> SET TASK
State how many lines of the records contain the string "that". Give the number alone.

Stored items
* START *

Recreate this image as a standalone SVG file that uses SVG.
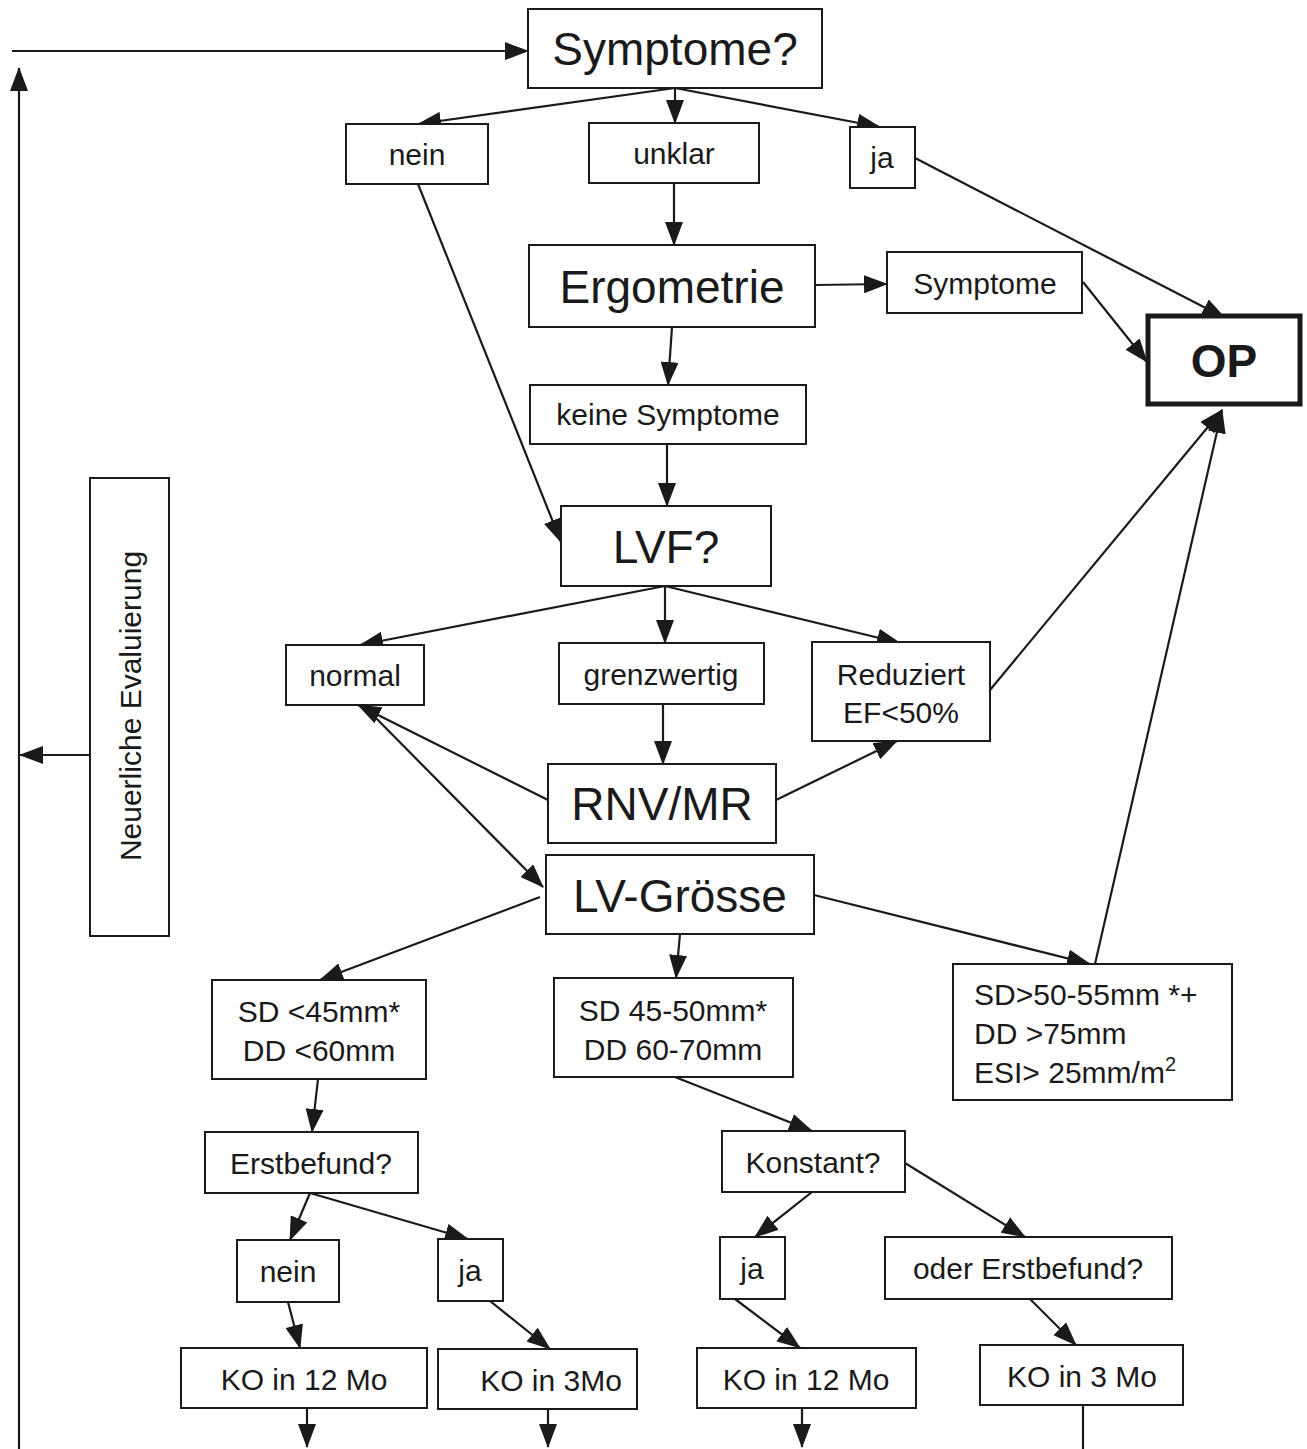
<svg xmlns="http://www.w3.org/2000/svg" width="1307" height="1449" viewBox="0 0 1307 1449">
<defs>
<marker id="ah" markerUnits="userSpaceOnUse" markerWidth="24" markerHeight="18" refX="23" refY="9" orient="auto">
<path d="M0,0 L24,9 L0,18 z" fill="#1a1a1a"/>
</marker>
<style>
rect{fill:#fff;stroke:#1a1a1a;stroke-width:2}
text{font-family:"Liberation Sans",Arial,sans-serif;fill:#1a1a1a;text-anchor:middle}
.s{font-size:30px}
.l{font-size:46px}
.c line{stroke:#1a1a1a;stroke-width:2.2;fill:none}
.a{marker-end:url(#ah)}
</style>
</defs>
<rect x="0" y="0" width="1307" height="1449" style="stroke:none"/>
<g class="c">
<line class="a" x1="12" y1="51" x2="528" y2="51"/>
<line class="a" x1="19" y1="1449" x2="19" y2="68"/>
<line class="a" x1="90" y1="755" x2="20" y2="755"/>
<line class="a" x1="675" y1="88" x2="418" y2="124"/>
<line class="a" x1="675" y1="88" x2="675" y2="123"/>
<line class="a" x1="675" y1="88" x2="880" y2="127"/>
<line class="a" x1="674" y1="183" x2="674" y2="245"/>
<line class="a" x1="815" y1="285" x2="887" y2="284"/>
<line class="a" x1="672" y1="327" x2="668" y2="385"/>
<line class="a" x1="667" y1="444" x2="667" y2="506"/>
<line class="a" x1="418" y1="184" x2="561" y2="542"/>
<line class="a" x1="915" y1="158" x2="1225" y2="318"/>
<line class="a" x1="1083" y1="282" x2="1147" y2="362"/>
<line class="a" x1="665" y1="586" x2="360" y2="645"/>
<line class="a" x1="665" y1="586" x2="665" y2="643"/>
<line class="a" x1="665" y1="586" x2="900" y2="643"/>
<line class="a" x1="663" y1="704" x2="663" y2="764"/>
<line class="a" x1="548" y1="800" x2="358" y2="705"/>
<line class="a" x1="368" y1="710" x2="543" y2="887"/>
<line class="a" x1="776" y1="800" x2="897" y2="741"/>
<line class="a" x1="990" y1="690" x2="1222" y2="410"/>
<line class="a" x1="1095" y1="964" x2="1222" y2="410"/>
<line class="a" x1="540" y1="897" x2="320" y2="980"/>
<line class="a" x1="680" y1="934" x2="676" y2="978"/>
<line class="a" x1="814" y1="895" x2="1090" y2="964"/>
<line class="a" x1="318" y1="1079" x2="312" y2="1132"/>
<line class="a" x1="675" y1="1077" x2="812" y2="1131"/>
<line class="a" x1="310" y1="1193" x2="290" y2="1240"/>
<line class="a" x1="310" y1="1193" x2="468" y2="1239"/>
<line class="a" x1="812" y1="1192" x2="755" y2="1237"/>
<line class="a" x1="905" y1="1163" x2="1025" y2="1237"/>
<line class="a" x1="288" y1="1302" x2="300" y2="1348"/>
<line class="a" x1="490" y1="1301" x2="550" y2="1349"/>
<line class="a" x1="735" y1="1299" x2="800" y2="1348"/>
<line class="a" x1="1030" y1="1299" x2="1076" y2="1345"/>
<line class="a" x1="307" y1="1408" x2="307" y2="1447"/>
<line class="a" x1="548" y1="1409" x2="548" y2="1447"/>
<line class="a" x1="802" y1="1408" x2="802" y2="1447"/>
<line x1="1083" y1="1405" x2="1083" y2="1449"/>
</g>
<g id="symptome_q"><rect x="528" y="9" width="294" height="79"/><text class="l" x="675" y="65">Symptome?</text></g>
<g id="nein1"><rect x="346" y="124" width="142" height="60"/><text class="s" x="417" y="165">nein</text></g>
<g id="unklar"><rect x="589" y="123" width="170" height="60"/><text class="s" x="674" y="164">unklar</text></g>
<g id="ja1"><rect x="850" y="127" width="65" height="61"/><text class="s" x="882" y="168">ja</text></g>
<g id="ergometrie"><rect x="529" y="245" width="286" height="82"/><text class="l" x="672" y="303">Ergometrie</text></g>
<g id="symptome"><rect x="887" y="252" width="195" height="61"/><text class="s" x="985" y="294">Symptome</text></g>
<g id="op"><rect x="1148" y="316" width="152" height="88" style="stroke-width:5"/><text x="1224" y="377" style="font-size:46px;font-weight:bold">OP</text></g>
<g id="keine"><rect x="530" y="385" width="276" height="59"/><text class="s" x="668" y="425">keine Symptome</text></g>
<g id="lvf"><rect x="561" y="506" width="210" height="80"/><text class="l" x="666" y="563">LVF?</text></g>
<g id="normal"><rect x="286" y="645" width="138" height="60"/><text class="s" x="355" y="686">normal</text></g>
<g id="grenz"><rect x="559" y="643" width="205" height="61"/><text class="s" x="661" y="685">grenzwertig</text></g>
<g id="reduziert"><rect x="812" y="642" width="178" height="99"/><text class="s" x="901" y="685">Reduziert</text><text class="s" x="901" y="723">EF&lt;50%</text></g>
<g id="rnv"><rect x="548" y="764" width="228" height="79"/><text class="l" x="662" y="820">RNV/MR</text></g>
<g id="lvg"><rect x="546" y="855" width="268" height="79"/><text class="l" x="680" y="912">LV-Grösse</text></g>
<g id="sd45"><rect x="212" y="980" width="214" height="99"/><text class="s" x="319" y="1022">SD &lt;45mm*</text><text class="s" x="319" y="1061">DD &lt;60mm</text></g>
<g id="sd4550"><rect x="554" y="978" width="239" height="99"/><text class="s" x="673" y="1021">SD 45-50mm*</text><text class="s" x="673" y="1060">DD 60-70mm</text></g>
<g id="sd50"><rect x="953" y="964" width="279" height="136"/><text class="s" x="974" y="1005" style="text-anchor:start">SD&gt;50-55mm *+</text><text class="s" x="974" y="1044" style="text-anchor:start">DD &gt;75mm</text><text class="s" x="974" y="1083" style="text-anchor:start">ESI&gt; 25mm/m<tspan dy="-12" style="font-size:20px">2</tspan></text></g>
<g id="erst"><rect x="205" y="1132" width="213" height="61"/><text class="s" x="311" y="1174">Erstbefund?</text></g>
<g id="konstant"><rect x="722" y="1131" width="183" height="61"/><text class="s" x="813" y="1173">Konstant?</text></g>
<g id="nein2"><rect x="237" y="1240" width="102" height="62"/><text class="s" x="288" y="1282">nein</text></g>
<g id="ja2"><rect x="438" y="1239" width="65" height="62"/><text class="s" x="470" y="1281">ja</text></g>
<g id="ja3"><rect x="720" y="1237" width="65" height="62"/><text class="s" x="752" y="1279">ja</text></g>
<g id="oder"><rect x="885" y="1237" width="287" height="62"/><text class="s" x="1028" y="1279">oder Erstbefund?</text></g>
<g id="ko1"><rect x="181" y="1348" width="246" height="60"/><text class="s" x="304" y="1390">KO in 12 Mo</text></g>
<g id="ko2"><rect x="438" y="1349" width="199" height="60"/><text class="s" x="551" y="1391">KO in 3Mo</text></g>
<g id="ko3"><rect x="697" y="1348" width="219" height="60"/><text class="s" x="806" y="1390">KO in 12 Mo</text></g>
<g id="ko4"><rect x="980" y="1345" width="203" height="60"/><text class="s" x="1082" y="1387">KO in 3 Mo</text></g>
<g id="neuerliche"><rect x="90" y="478" width="79" height="458"/><text class="s" transform="translate(141,706) rotate(-90)">Neuerliche Evaluierung</text></g>
</svg>
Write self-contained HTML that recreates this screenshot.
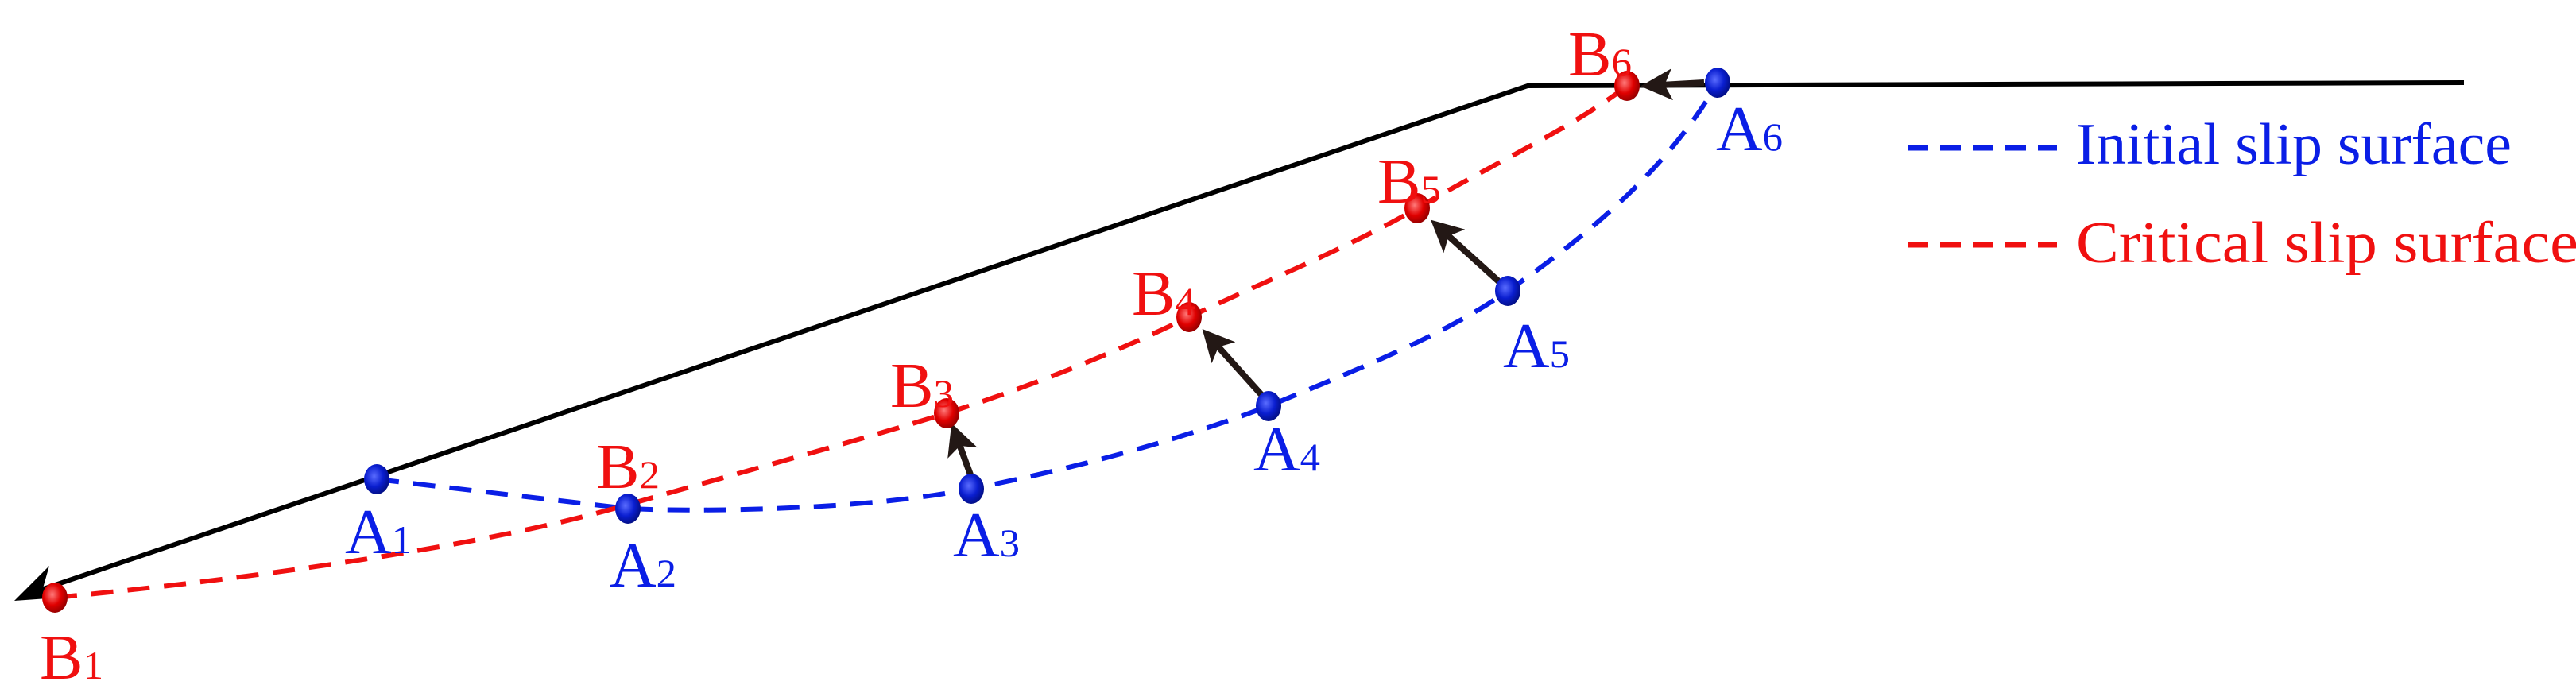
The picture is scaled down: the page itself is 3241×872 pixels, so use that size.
<!DOCTYPE html>
<html><head><meta charset="utf-8"><style>
html,body{margin:0;padding:0;background:#fff;}
svg{display:block}
text{font-family:"Liberation Serif","Times New Roman",serif;}
</style></head><body>
<svg width="3241" height="872" viewBox="0 0 3241 872" xmlns="http://www.w3.org/2000/svg">
<defs>
<marker id="ah" markerWidth="5" markerHeight="5" refX="4" refY="2.5" orient="auto" markerUnits="strokeWidth">
<path d="M0,0 L5,2.5 L0,5 L1.2,2.5 z" fill="#231815"/>
</marker>
<radialGradient id="gb" cx="0.4" cy="0.4" r="0.7"><stop offset="0" stop-color="#5a6cff"/><stop offset="0.5" stop-color="#0a1ed0"/><stop offset="1" stop-color="#000a70"/></radialGradient>
<radialGradient id="gr" cx="0.4" cy="0.4" r="0.7"><stop offset="0" stop-color="#ff7a7a"/><stop offset="0.5" stop-color="#e00000"/><stop offset="1" stop-color="#800000"/></radialGradient>
</defs>
<polyline points="3100,104 1922,108 40,746" fill="none" stroke="#000" stroke-width="6"/>
<path d="M18,756 L62,712 L54,740 L74,752 z" fill="#000"/>
<path d="M474,603 L790,640 C900,645 1100,640 1222,615 C1350,590 1480,555 1596,511 C1720,460 1820,420 1897,366 C2000,295 2100,210 2161,104" fill="none" stroke="#0a1ee6" stroke-width="6" stroke-dasharray="28,18"/>
<path d="M69,752 C300,730 600,690 790,635 C930,595 1060,560 1191,520 C1300,485 1400,445 1496,399 C1600,350 1700,310 1783,262 C1880,205 1980,160 2047,108" fill="none" stroke="#f01010" stroke-width="6" stroke-dasharray="28,18"/>
<g stroke="#231815" stroke-width="8" fill="none" marker-end="url(#ah)">
<line x1="1222" y1="600" x2="1200" y2="540"/>
<line x1="1590" y1="500" x2="1518" y2="420"/>
<line x1="1890" y1="358" x2="1806" y2="282"/>
<line x1="2144" y1="104" x2="2072" y2="108"/>
</g>
<g fill="url(#gb)">
<ellipse cx="474" cy="603" rx="16" ry="19"/>
<ellipse cx="790" cy="640" rx="16" ry="19"/>
<ellipse cx="1222" cy="615" rx="16" ry="19"/>
<ellipse cx="1596" cy="511" rx="16" ry="19"/>
<ellipse cx="1897" cy="366" rx="16" ry="19"/>
<ellipse cx="2161" cy="104" rx="16" ry="19"/>
</g>
<g fill="url(#gr)">
<ellipse cx="69" cy="752" rx="16" ry="19"/>
<ellipse cx="790" cy="636" rx="0" ry="0"/>
<ellipse cx="1191" cy="520" rx="16" ry="19"/>
<ellipse cx="1496" cy="399" rx="16" ry="19"/>
<ellipse cx="1783" cy="262" rx="16" ry="19"/>
<ellipse cx="2047" cy="108" rx="16" ry="19"/>
</g>
<g fill="#0a1ee6" font-size="80">
<text x="434" y="696" textLength="84" lengthAdjust="spacingAndGlyphs">A<tspan font-size="50">1</tspan></text>
<text x="767" y="738" textLength="84" lengthAdjust="spacingAndGlyphs">A<tspan font-size="50">2</tspan></text>
<text x="1199" y="700" textLength="84" lengthAdjust="spacingAndGlyphs">A<tspan font-size="50">3</tspan></text>
<text x="1577" y="592" textLength="84" lengthAdjust="spacingAndGlyphs">A<tspan font-size="50">4</tspan></text>
<text x="1891" y="462" textLength="84" lengthAdjust="spacingAndGlyphs">A<tspan font-size="50">5</tspan></text>
<text x="2159" y="189" textLength="84" lengthAdjust="spacingAndGlyphs">A<tspan font-size="50">6</tspan></text>
</g>
<g fill="#f01010" font-size="80">
<text x="50" y="854" textLength="80" lengthAdjust="spacingAndGlyphs">B<tspan font-size="50">1</tspan></text>
<text x="750" y="614" textLength="80" lengthAdjust="spacingAndGlyphs">B<tspan font-size="50">2</tspan></text>
<text x="1120" y="512" textLength="80" lengthAdjust="spacingAndGlyphs">B<tspan font-size="50">3</tspan></text>
<text x="1424" y="396" textLength="80" lengthAdjust="spacingAndGlyphs">B<tspan font-size="50">4</tspan></text>
<text x="1733" y="255" textLength="80" lengthAdjust="spacingAndGlyphs">B<tspan font-size="50">5</tspan></text>
<text x="1973" y="95" textLength="80" lengthAdjust="spacingAndGlyphs">B<tspan font-size="50">6</tspan></text>
</g>
<line x1="2400" y1="186" x2="2588" y2="186" stroke="#0a1ee6" stroke-width="7" stroke-dasharray="26,15"/>
<text x="2612" y="206" font-size="74" fill="#0a1ee6" textLength="548" lengthAdjust="spacingAndGlyphs">Initial slip surface</text>
<line x1="2400" y1="308" x2="2588" y2="308" stroke="#f01010" stroke-width="7" stroke-dasharray="26,15"/>
<text x="2612" y="330" font-size="74" fill="#f01010" textLength="632" lengthAdjust="spacingAndGlyphs">Critical slip surface</text>
</svg>
</body></html>
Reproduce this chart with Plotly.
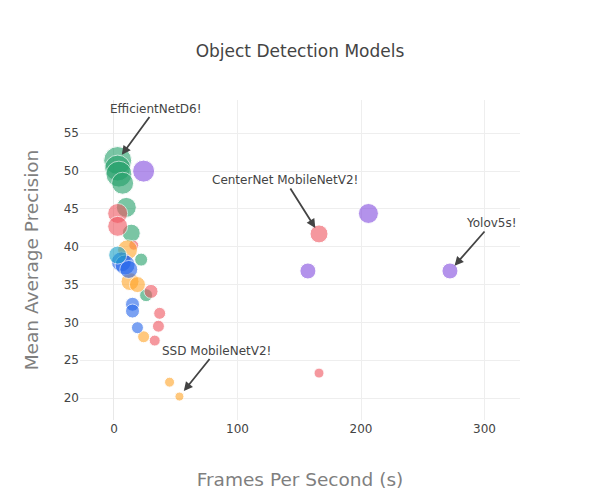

* END *

> TASK RESULT
3